Government agencies have been rebranded with Māori names unfamiliar to much of the public. Official communications increasingly contain Māori words, phrases and terminology without translation. Public servants are encouraged to use te reo regardless of whether their audience understands it. Acronyms, department names, programmes and services are being renamed in ways that often require explanation before people even know what organisation is being discussed.

The issue is not hostility toward te reo Māori. People are free to learn it, use it and celebrate it.

The issue is whether taxpayers should be expected to navigate public services through language they do not necessarily understand.

Critics claim there is "no evidence" of confusion. Yet confusion is precisely why government communication traditionally relied on plain English in the first place. The purpose of public information is clarity, not cultural messaging.

When an ambulance is needed, when a benefit is applied for, when a government department is contacted or when an emergency warning is issued, communication should be instantly understood by the greatest number of people possible. That language is English.

Supporters of the status quo argue that making English official is merely symbolic. Perhaps it is. But symbolism cuts both ways.

The relentless elevation of te reo Māori throughout public institutions has also been symbolic. It sends a message about identity, priorities and the future direction of the country. If symbolic recognition matters for one language, it is entirely reasonable that it should matter for the language spoken by more than 96 percent of New Zealanders.

The claim that official-language status exists only for endangered languages is equally weak. Official languages are not merely about preservation; they are about establishing standards and expectations. They define how a country communicates with itself.

New Zealand's reality is simple. English is the language of commerce, law, education, science, media and everyday life. It is the language that allows millions of people from vastly different backgrounds to function together as one society.

Recognising that reality in legislation should not be controversial.

What is truly unusual is the growing insistence that acknowledging English somehow threatens inclusion.

In fact, the opposite is true.

A common language is one of the most inclusive tools a nation can possess. It allows newcomers to integrate, citizens to communicate and public institutions to operate efficiently. It creates social cohesion rather than division.

The real question is not "What needs protecting?"

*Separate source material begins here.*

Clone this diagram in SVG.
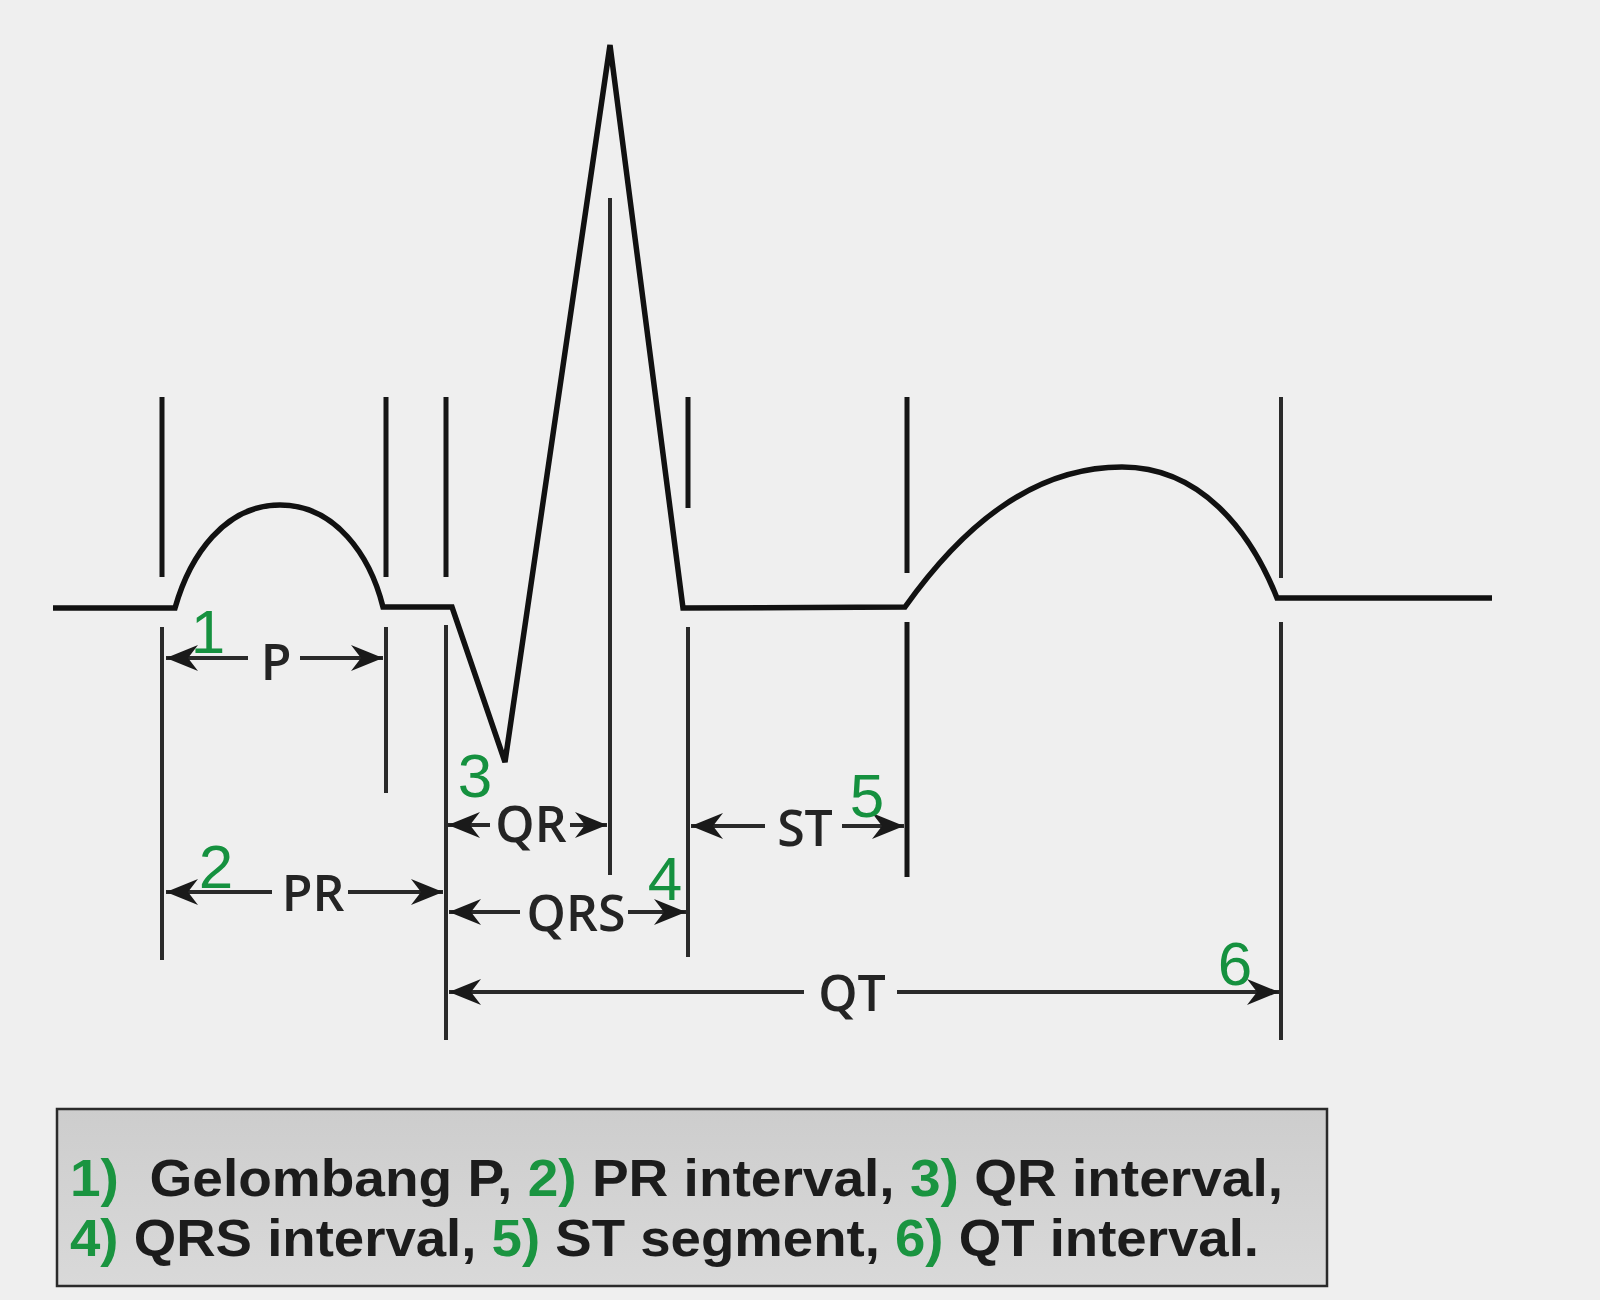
<svg xmlns="http://www.w3.org/2000/svg" width="1600" height="1300" viewBox="0 0 1600 1300">
<defs>
<marker id="ah" viewBox="-34 -15 36 30" markerWidth="36" markerHeight="30" refX="0" refY="0" orient="auto" markerUnits="userSpaceOnUse">
<path d="M0,0 L-32,-13 L-22,0 L-32,13 Z" fill="#1a1a1a"/>
</marker>
<linearGradient id="boxg" x1="0" y1="0" x2="0" y2="1">
<stop offset="0" stop-color="#cdcdcd"/>
<stop offset="1" stop-color="#d9d9d9"/>
</linearGradient>
</defs>
<style>
.wave{fill:none;stroke:#111;stroke-width:5.5;stroke-linejoin:miter}
.vl{stroke:#151515;stroke-width:5}
.vb{stroke:#2a2a2a;stroke-width:4}
.arr{fill:none;stroke:#2a2a2a;stroke-width:4;marker-end:url(#ah)}
.lbl{font-family:"Open Sans","DejaVu Sans",sans-serif;font-size:50px;font-weight:600;fill:#242424;text-anchor:middle}
.num{font-family:"Liberation Sans",Arial,sans-serif;font-size:62px;fill:#15913f;text-anchor:middle}
.cap{font-family:"Liberation Sans",Arial,sans-serif;font-size:52px;font-weight:bold;fill:#1c1c1c}
.g{fill:#1a9440}
</style>
<rect x="0" y="0" width="1600" height="1300" fill="#efefef"/>

<g id="waveform">
<path class="wave" d="M53,608 L175,608 C190,555 225,505 280,505 C335,505 370,555 383,607 L452,607 L505,762 L610,45 L683,608 L905,607 C960,530 1030,467 1122,467 C1200,467 1250,530 1277,598 L1492,598"/>
</g>

<g id="markers">
<line class="vl" x1="162" y1="397" x2="162" y2="577"/>
<line class="vb" x1="162" y1="627" x2="162" y2="960"/>
<line class="vl" x1="386" y1="397" x2="386" y2="577"/>
<line class="vb" x1="386" y1="627" x2="386" y2="793"/>
<line class="vl" x1="446" y1="397" x2="446" y2="577"/>
<line class="vb" x1="446" y1="625" x2="446" y2="1040"/>
<line class="vb" x1="610" y1="198" x2="610" y2="875"/>
<line class="vl" x1="688" y1="397" x2="688" y2="508"/>
<line class="vb" x1="688" y1="627" x2="688" y2="957"/>
<line class="vl" x1="907" y1="397" x2="907" y2="573"/>
<line class="vl" x1="907" y1="622" x2="907" y2="877"/>
<line class="vb" x1="1281" y1="397" x2="1281" y2="578"/>
<line class="vb" x1="1281" y1="622" x2="1281" y2="1040"/>
</g>

<g id="connectors">
<path class="arr" d="M248,658 L166,658"/>
<path class="arr" d="M300,658 L383,658"/>
<path class="arr" d="M490,825 L448,825"/>
<path class="arr" d="M570,825 L607,825"/>
<path class="arr" d="M272,892 L166,892"/>
<path class="arr" d="M348,892 L443,892"/>
<path class="arr" d="M520,912 L449,912"/>
<path class="arr" d="M628,912 L686,912"/>
<path class="arr" d="M765,826 L691,826"/>
<path class="arr" d="M842,826 L904,826"/>
<path class="arr" d="M804,992 L449,992"/>
<path class="arr" d="M897,992 L1279,992"/>
</g>

<g id="label-P"><text class="lbl" x="276" y="680">P</text></g>
<g id="label-QR"><text class="lbl" x="531" y="842">QR</text></g>
<g id="label-PR"><text class="lbl" x="313" y="911">PR</text></g>
<g id="label-QRS"><text class="lbl" x="576" y="931">QRS</text></g>
<g id="label-ST"><text class="lbl" x="805" y="846">ST</text></g>
<g id="label-QT"><text class="lbl" x="852" y="1011">QT</text></g>

<g id="numbers">
<text class="num" x="208" y="653">1</text>
<text class="num" x="216" y="888">2</text>
<text class="num" x="475" y="797">3</text>
<text class="num" x="665" y="900">4</text>
<text class="num" x="867" y="817">5</text>
<text class="num" x="1235" y="985">6</text>
</g>

<g id="legend">
<rect x="57" y="1109" width="1270" height="177" fill="url(#boxg)" stroke="#2a2a2a" stroke-width="2.5"/>
<text class="cap" x="70" y="1196" textLength="1213" lengthAdjust="spacingAndGlyphs" xml:space="preserve"><tspan class="g">1)</tspan>  Gelombang P, <tspan class="g">2)</tspan> PR interval, <tspan class="g">3)</tspan> QR interval,</text>
<text class="cap" x="70" y="1256" textLength="1189" lengthAdjust="spacingAndGlyphs" xml:space="preserve"><tspan class="g">4)</tspan> QRS interval, <tspan class="g">5)</tspan> ST segment, <tspan class="g">6)</tspan> QT interval.</text>
</g>
</svg>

The real question is why some people become uncomfortable whenever English is recognised as the foundation of New Zealand's public life.

No one is banning te reo Māori. No one is abolishing Māori language education. No one is preventing anyone from speaking, learning or promoting it.

What many New Zealanders are asking for is far simpler than that.

They want the language spoken by virtually the entire population to be clearly recognised as the country's primary language of public communication.

That is not radical. - It is common sense.

Geoff Parker is a passionate advocate for equal rights and a colour blind society.

3 comments:

anonymous said...

As expected. Stealth tactics used to undermine official status for English. Without status, easy to ban, ignore, sideline or relegate the language to a minor place.

Anonymous said...

Great article, except you contradict yourself. Your article is written in English, but when you refer to the maori language you pronounce it in maori, not English.

Allen Heath said...

One language is uniting; two or more are divisive, especially in the way a process of introducing gobbledegook is being brought about. As I see it, the drive to enforce use of maori is a losing game except for those who want to maintain their cultural links, links that for non-part-maori have no relevance and even less importance. What is telling bout the utility of English is that in countries that have their own 'native' language, facility with English is encouraged and relatively fluent users are common. I have travelled enough to have experienced this phenomenon. Keep maori for the marae and home, it has no place in the everyday life of the 87% of us who claim alternative heritage.